Study co-author Douglas Hamilton said: "Like good children, our moon and most others keep one face focused attentively on their parent planet. What we've learned is that Pluto's moons are more like ornery teenagers who refuse to follow the rules."
Currently, Nasa's New Horizons probe is on its way to Pluto and is due to perform a flyby of the planet in the middle of July. All of Pluto's smaller moons were discovered in the last 10 years and scientists are keen to find out more about them and their formation.
The Nature study showed that the shifting and imbalanced field created by Pluto and Charon sends the moons off in unpredictable paths. This is amplified as a result of the shape of the moons – they are football shaped rather than rounded spheres.
Despite the apparently random motions, the moons were found to follow a predictable pattern. Nix, Styx and Hydra are all locked together.
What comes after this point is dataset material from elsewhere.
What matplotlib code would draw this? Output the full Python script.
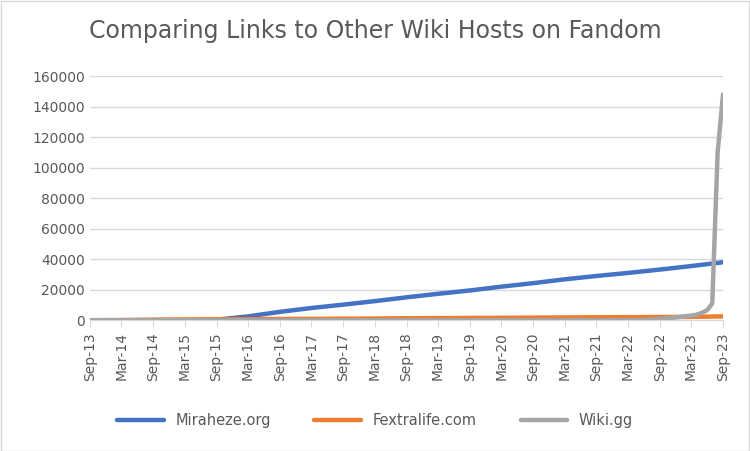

Hamilton said: "The resonant relationship between Nix, Styx and Hydra makes their orbits more regular and predictable, which prevents them from crashing into one another. This is one reason why tiny Pluto is able to have so many moons."
Another key finding was that Nix, Hydra and Styx have bright surfaces like Charon, but Kerberos was fart darker – similar to charcoal. Astronomers had predicted the dust created by meteor impacts would have made the moons uniform in appearance, raising questions about how the satellite system formed.
Experts hope the New Horizons mission will help solve the mystery of Kerberos' dark surface, as well as refining our understanding of the rotational and orbital patterns.
"We are learning that chaos may be a common trait of binary systems," Hamilton said. "It might even have consequences for life on planets orbiting binary stars."
In an accompanying News & Views article by Scott Kenyon, from the Smithsonian Astrophysical Observatory, he notes that it is believed the Pluto-Charon system formed through a giant collision between the two proto objects. Pre-existing moons could have survived and new moons could have formed from particles in the debris.
However, other questions about the system is unclear – something which New Horizons will hopefully lay rest to: "These much anticipated observations will lead to improved theories of the formation and evolution of planets and their satellites," Kenyon wrote.
"Linking all these results to ongoing observations of the growing population of known exoplanets will extend tiny Pluto's reach far beyond the Solar System."